Let $X$ be a topological space and let $A\subseteq X$. Can someone please tell me 1) what the difference between these two expressions is 2) if they are equivalent (if they aren't can someone give me two counterexamples in which in turn each expression holds and the other doesn't?) 3) how one would formulate the first expression in words ?
$ \forall x \in X: \ \ \forall (x_n)_n$ in $A:\ x_n \rightarrow x \ \Rightarrow x \in A$
$ \forall x \in X: \ \ \exists (x_n)_n$ in $A:\ x_n \rightarrow x \ \Rightarrow x \in A$
(The motivation behind this question is that in a course in topology which I took, the first expression was used in the following theorem that stated that $A$ was closed iff the first expresion would hold:
"Let $X$ be a first countable topological space, $A\subseteq X$ and $x \in X$. Then we have: $A$ is closed $\Leftrightarrow$ $\forall (x_n)_n$ in $A,\ x_n \rightarrow x \ \Rightarrow x \in A$ "

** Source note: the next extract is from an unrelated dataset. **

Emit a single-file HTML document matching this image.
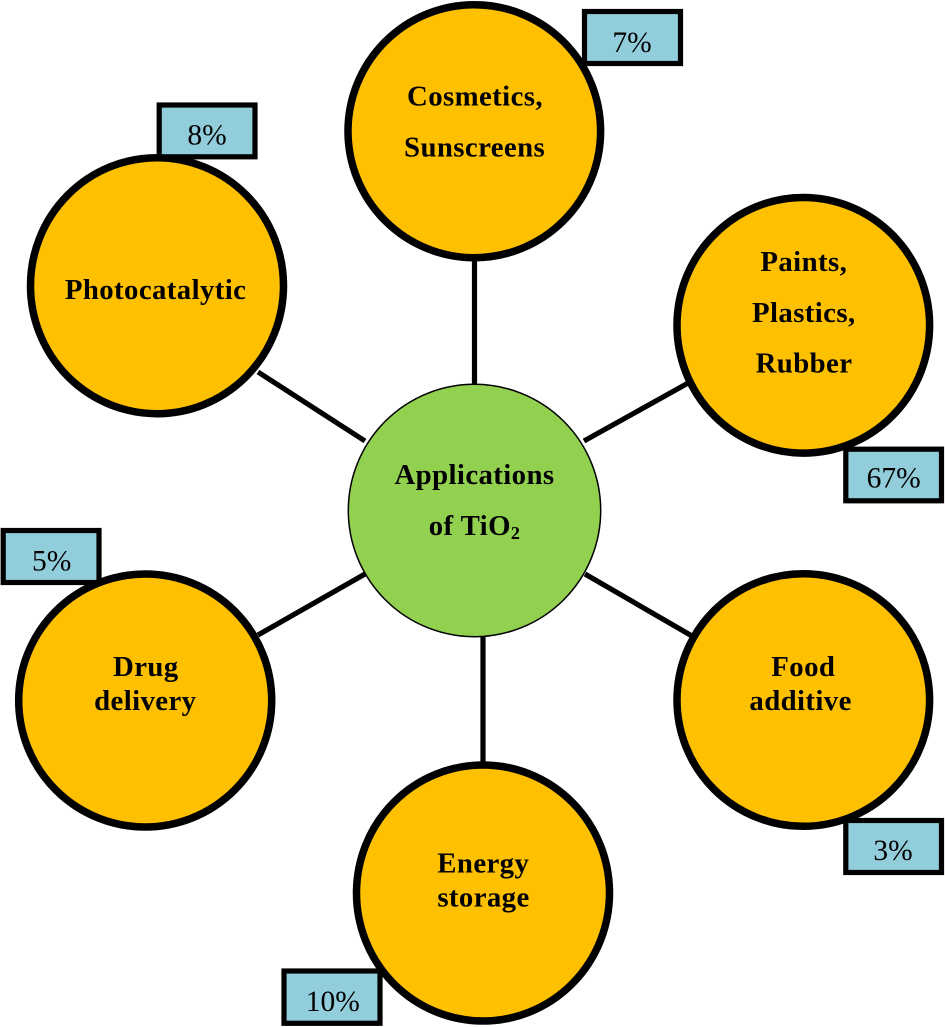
<!DOCTYPE html>
<html>
<head>
<meta charset="utf-8">
<style>
html,body{margin:0;padding:0;background:#fff;}
svg{display:block;}
text{font-family:"Liberation Serif",serif;text-anchor:middle;fill:#000;}
.b{font-weight:bold;font-size:28.8px;letter-spacing:.4px;}
.p{font-size:29.5px;}
.c{fill:#FFC000;stroke:#000;stroke-width:7.5;}
.r{fill:#92CDDC;stroke:#000;stroke-width:5.2;}
.l{stroke:#000;stroke-width:5.2;fill:none;}
</style>
</head>
<body>
<svg width="945" height="1027" viewBox="0 0 945 1027" xmlns="http://www.w3.org/2000/svg">
<rect width="945" height="1027" fill="#fff"/>
<line class="l" x1="474.5" y1="258" x2="474.5" y2="385"/>
<line class="l" x1="584" y1="441" x2="690" y2="382"/>
<line class="l" x1="585" y1="574" x2="692" y2="636"/>
<line class="l" x1="483" y1="636" x2="483" y2="766"/>
<line class="l" x1="258" y1="635" x2="365" y2="574"/>
<line class="l" x1="258" y1="372" x2="365" y2="441"/>

<circle cx="474.5" cy="510.5" r="126.2" fill="#92D050" stroke="#000" stroke-width="1.5"/>

<ellipse class="c" cx="474.3" cy="131.2" rx="126.3" ry="126.5"/>
<ellipse class="c" cx="803.3" cy="325.3" rx="126.3" ry="127.8"/>
<ellipse class="c" cx="803.3" cy="700" rx="126.3" ry="126.3"/>
<ellipse class="c" cx="483" cy="893" rx="126.5" ry="128"/>
<ellipse class="c" cx="145.2" cy="700.5" rx="126.5" ry="126.5"/>
<ellipse class="c" cx="157" cy="285.7" rx="126.5" ry="128"/>

<rect class="r" x="584.5" y="11.5" width="96" height="52"/>
<rect class="r" x="159.2" y="105" width="95.8" height="51.8"/>
<rect class="r" x="845.8" y="449.2" width="95.7" height="51.6"/>
<rect class="r" x="3.2" y="530.5" width="95.8" height="52"/>
<rect class="r" x="845.8" y="820.5" width="95.7" height="52"/>
<rect class="r" x="284" y="971" width="96" height="52.3"/>

<text class="p" x="632" y="52">7%</text>
<text class="p" x="207" y="144.3">8%</text>
<text class="p" x="893.7" y="487.7">67%</text>
<text class="p" x="51.7" y="570.7">5%</text>
<text class="p" x="893" y="860">3%</text>
<text class="p" x="332.8" y="1011">10%</text>

<text class="b" x="475" y="105.5">Cosmetics,</text>
<text class="b" x="474.6" y="156.7">Sunscreens</text>
<text class="b" x="803.8" y="271">Paints,</text>
<text class="b" x="803.8" y="321.8">Plastics,</text>
<text class="b" x="804" y="372.7">Rubber</text>
<text class="b" x="155.6" y="299">Photocatalytic</text>
<text class="b" x="474.5" y="484">Applications</text>
<text class="b" x="474.5" y="535">of TiO<tspan font-size="18" dy="4">2</tspan></text>
<text class="b" x="145.8" y="676">Drug</text>
<text class="b" x="145.3" y="710">delivery</text>
<text class="b" x="803.3" y="676">Food</text>
<text class="b" x="800.6" y="710">additive</text>
<text class="b" x="483.3" y="872.7">Energy</text>
<text class="b" x="483.5" y="906.7">storage</text>
</svg>
</body>
</html>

And the second expression was used in the following theorem that stated that what the closure of $A$, $c(A)$, would look like:
"Let $X$ be a first countable topological space, $A\subseteq X$ and $x \in X$. Then we have: $c(A)= { x\in X |\ \exists (x_n)_n \textrm{ in }A:\ x_n \rightarrow x } $"
So my guess was, that the above expressions should also be equivalent formally (if we take the st theoretic notation from the second theorem away), since they express the same thing - so I think the proof of the equivalence should not use the fact that our topological space is actually first countable and one of the expression is identical to the fact that $A$ is closed.
Please take note, that this is how the theorems were written down on the blackboard; that is all I have (even if it may be incorrect).
Since I'm not very good with formal notation I may have written the above expression falsely.)